Title: The Road
Author: Cormac McCarthy
We’ve reached a stage in which video games are just about accepted as the art that they actually are. Not all of them, of course; it’s the medium that has artistic possibility, and just like any medium the individual artists will embrace or squander that opportunity as they see fit.
But I think it says something about how far the medium has come when a very impressive work of literature–say, Cormac McCarthy’s The Road–puts me in mind of a certain video game, and the comparison is all around favorable. Neither the book nor the game look poorer when evaluated next to the other.
The Road made me think of Fallout 3. The Road came first, but I didn’t read it until later. When I did, I was reminded of that great game, and I saw how both works of art rendered their post-apocalyptic wastelands with masterful bleakness.

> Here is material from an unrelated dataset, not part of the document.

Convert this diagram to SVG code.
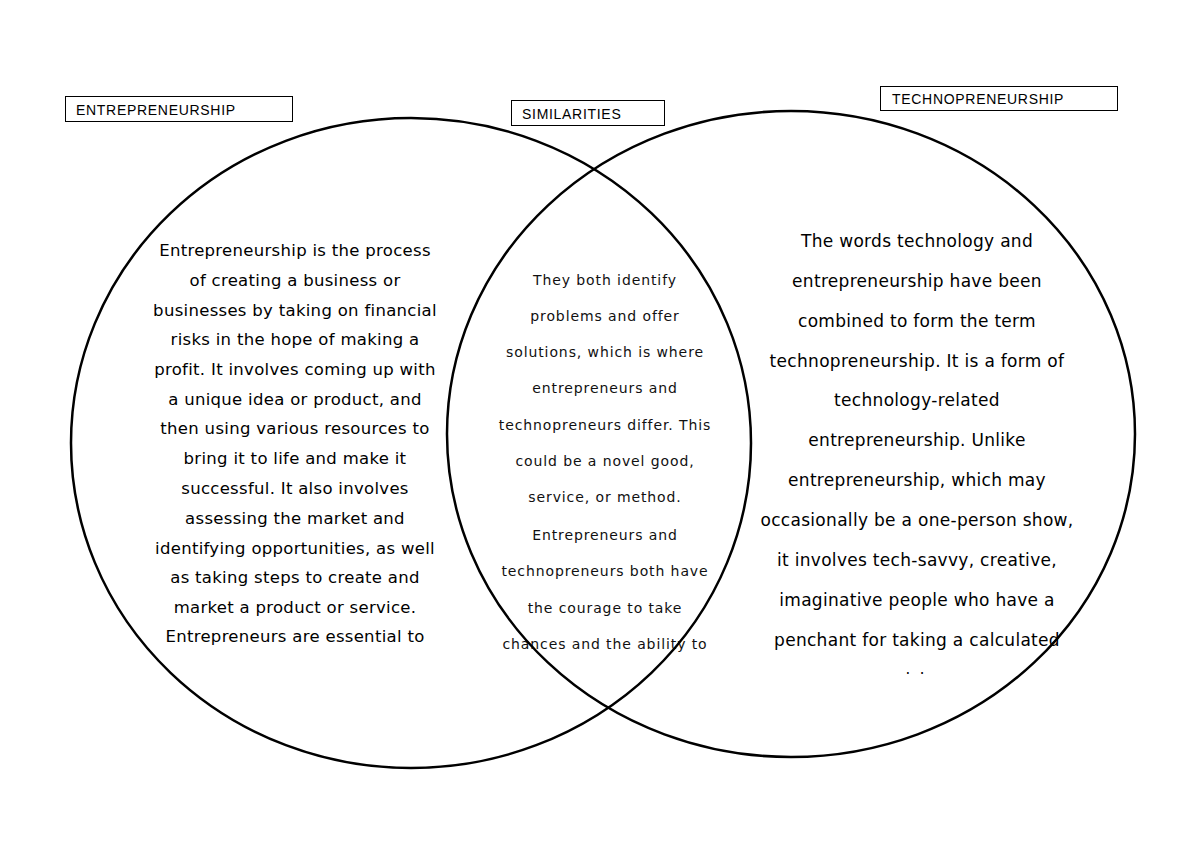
<svg xmlns="http://www.w3.org/2000/svg" width="1200" height="848" viewBox="0 0 1200 848">
<style>
.lbl{fill:#fff;stroke:#000;stroke-width:1}
.lt{font-family:"Liberation Sans",Arial,sans-serif;font-size:14px;letter-spacing:0.7px;fill:#000}
.c{fill:none;stroke:#000;stroke-width:2.5}
.tl{font-family:"DejaVu Sans",sans-serif;font-size:16.5px;letter-spacing:0.3px;fill:#000;text-anchor:middle}
.tm{font-family:"DejaVu Sans",sans-serif;font-size:14px;letter-spacing:0.9px;fill:#111;text-anchor:middle}
.tr{font-family:"DejaVu Sans",sans-serif;font-size:17px;letter-spacing:0.3px;fill:#000;text-anchor:middle}
</style>
<defs>
<clipPath id="rclip"><rect x="700" y="200" width="450" height="474"/></clipPath>
</defs>
<rect width="1200" height="848" fill="#fff"/>
<g id="left">
<text class="tl"><tspan x="295" y="256">Entrepreneurship is the process</tspan><tspan x="295" y="286">of creating a business or</tspan><tspan x="295" y="316">businesses by taking on financial</tspan><tspan x="295" y="345">risks in the hope of making a</tspan><tspan x="295" y="375">profit. It involves coming up with</tspan><tspan x="295" y="405">a unique idea or product, and</tspan><tspan x="295" y="434">then using various resources to</tspan><tspan x="295" y="464">bring it to life and make it</tspan><tspan x="295" y="494">successful. It also involves</tspan><tspan x="295" y="524">assessing the market and</tspan><tspan x="295" y="554">identifying opportunities, as well</tspan><tspan x="295" y="583">as taking steps to create and</tspan><tspan x="295" y="613">market a product or service.</tspan><tspan x="295" y="642">Entrepreneurs are essential to</tspan></text>
</g>
<g id="middle">
<text class="tm"><tspan x="605" y="285">They both identify</tspan><tspan x="605" y="321">problems and offer</tspan><tspan x="605" y="357">solutions, which is where</tspan><tspan x="605" y="393">entrepreneurs and</tspan><tspan x="605" y="430">technopreneurs differ. This</tspan><tspan x="605" y="466">could be a novel good,</tspan><tspan x="605" y="502">service, or method.</tspan><tspan x="605" y="540">Entrepreneurs and</tspan><tspan x="605" y="576">technopreneurs both have</tspan><tspan x="605" y="613">the courage to take</tspan><tspan x="605" y="649">chances and the ability to</tspan></text>
</g>
<g id="right">
<text class="tr" clip-path="url(#rclip)"><tspan x="917" y="247">The words technology and</tspan><tspan x="917" y="287">entrepreneurship have been</tspan><tspan x="917" y="327">combined to form the term</tspan><tspan x="917" y="367">technopreneurship. It is a form of</tspan><tspan x="917" y="406">technology-related</tspan><tspan x="917" y="446">entrepreneurship. Unlike</tspan><tspan x="917" y="486">entrepreneurship, which may</tspan><tspan x="917" y="526">occasionally be a one-person show,</tspan><tspan x="917" y="566">it involves tech-savvy, creative,</tspan><tspan x="917" y="606">imaginative people who have a</tspan><tspan x="917" y="646">penchant for taking a calculated</tspan><tspan x="917" y="686">risk.</tspan></text>
</g>
<g id="connectors">
<ellipse class="c" cx="411" cy="443" rx="340" ry="325"/>
<ellipse class="c" cx="791" cy="434" rx="344" ry="323"/>
</g>
<g id="label-entrepreneurship">
<rect class="lbl" x="65.5" y="96.5" width="227" height="25"/>
<text class="lt" x="76" y="115">ENTREPRENEURSHIP</text>
</g>
<g id="label-similarities">
<rect class="lbl" x="511.5" y="100.5" width="153" height="25"/>
<text class="lt" x="522" y="119">SIMILARITIES</text>
</g>
<g id="label-technopreneurship">
<rect class="lbl" x="880.5" y="86.5" width="237" height="24"/>
<text class="lt" x="892" y="104">TECHNOPRENEURSHIP</text>
</g>
</svg>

Neither world, strictly speaking, had to be without hope, but it sure was difficult to trudge through either of them and keep hope alive.
They did a great job of thrusting us into a world that was both recognizable and long past death. We witness humanity in its final throes. We see what passes for civilization. We see how unwelcome (and unwise) selflessness is. We see people we respect turned to monsters, and the monsters we already feared grow even more monstrous by the day. We see what people have to resort to just to buy themselves another hour.
And for what?
Both Fallout 3 and The Road raise that last question. Neither seems especially optimistic about the answer.
Later, I played a video game that reminded me of The Road. That game was The Last of Us, which had an even stronger tie to McCarthy’s themes. Like the unnamed protagonist in the novel, The Last of Us focused on a man without any expectation of a brighter tomorrow, shepherding a child through the ruins of a world he used to know.
I don’t mean to draw connections where there aren’t any. Imagining the aftermath of societal collapse has been fueling media as long as there’s been media to fuel. There are dozens of ways to approach the topic (at least), and between those there are shades of difference, of intent, of morality, of tone…
In short, it’s a story that can be told a limitless number of ways, yes, but there’s also bound to be some overlap, especially as the genre remains as popular as it does.
The subject matter is also quite affecting. Even in its more humorous incarnations, the apocalypse is, by default, still dark comedy. When it’s more overtly tragic, like much of The Road, it can feel oppressively so, just because we know that nobody else, anywhere, is having any easier a time than our characters are.
Post-apocalyptic fiction has always intrigued me, even if I haven’t read all that much of it. Complete social collapse is the sort of thing that automatically sparks the imagination. I suppose it’s because we each have our own personal ideas of how and where the pieces would fall. We each have our suspicions as to which aspects of humanity would survive (spoiler: they seem to be the negative ones), and which would never be seen again. We each have our own theories as to how–and where, and to what extent–civilization might rebuild.
But the one thing we all agree on is the fact that it won’t be pretty. It won’t be easy. It may not even be worth pushing through to see the next sunrise.
So, then, what’s the appeal? Is it just misery? Do we, in some way, like to believe that we won’t be here forever? That, yes, we will lose a lot of the great things that humanity has accomplished, but with it we’ll sweep away the pettiness, the greed, the idiocy?
I think it’s just the fact that a post-apocalyptic context gives an artist a fairly unique opportunity to explore what humanity is. Someone like Cormac McCarthy never held himself back from probing the darkness inside of men, from seeing how far they could be pushed and still keep their souls, but working in an unexpected genre gave him a chance to boil his characters down even further.
Strip away their names, their histories. Rob them of even basic goals. Oppress them so that they may not even desire survival. Ensure that no day is brighter than the last. Construct for them not only a situation they can’t win, but a situation nobody can win.
And then see what you’ve got.
Whatever is left when everything else is gone. Everything. Yes, even that, and that, and anything else you can think of.
Everything that we turn to in order to help us understand our world. Every scale by which we gauge ourselves and our behavior. Everything that made life on this Earth–whatever life, wherever on this Earth–what we know it to be.
Take it all away.
See what you’re left with.
That is mankind.
The Road is haunting. Devastating. Harrowing. But it’s also unforgettable, simply for how remorseless it is. McCarthy doesn’t pretend that there is anything left. Whatever might, at some point, have been worth fighting for…well, we chose to pick a different battle.
And now it’s gone.
All of it is gone.
But what’s left?
Every artist would answer that a different way, and I think that’s why the concept endures. We will see the world crumble again and again. To invaders from outer space. To disease. To nuclear war. To–often–no definable cause at all.
I’m not surprised that the apocalypse brought out the best in video games. It brought out the best in our great authors, too.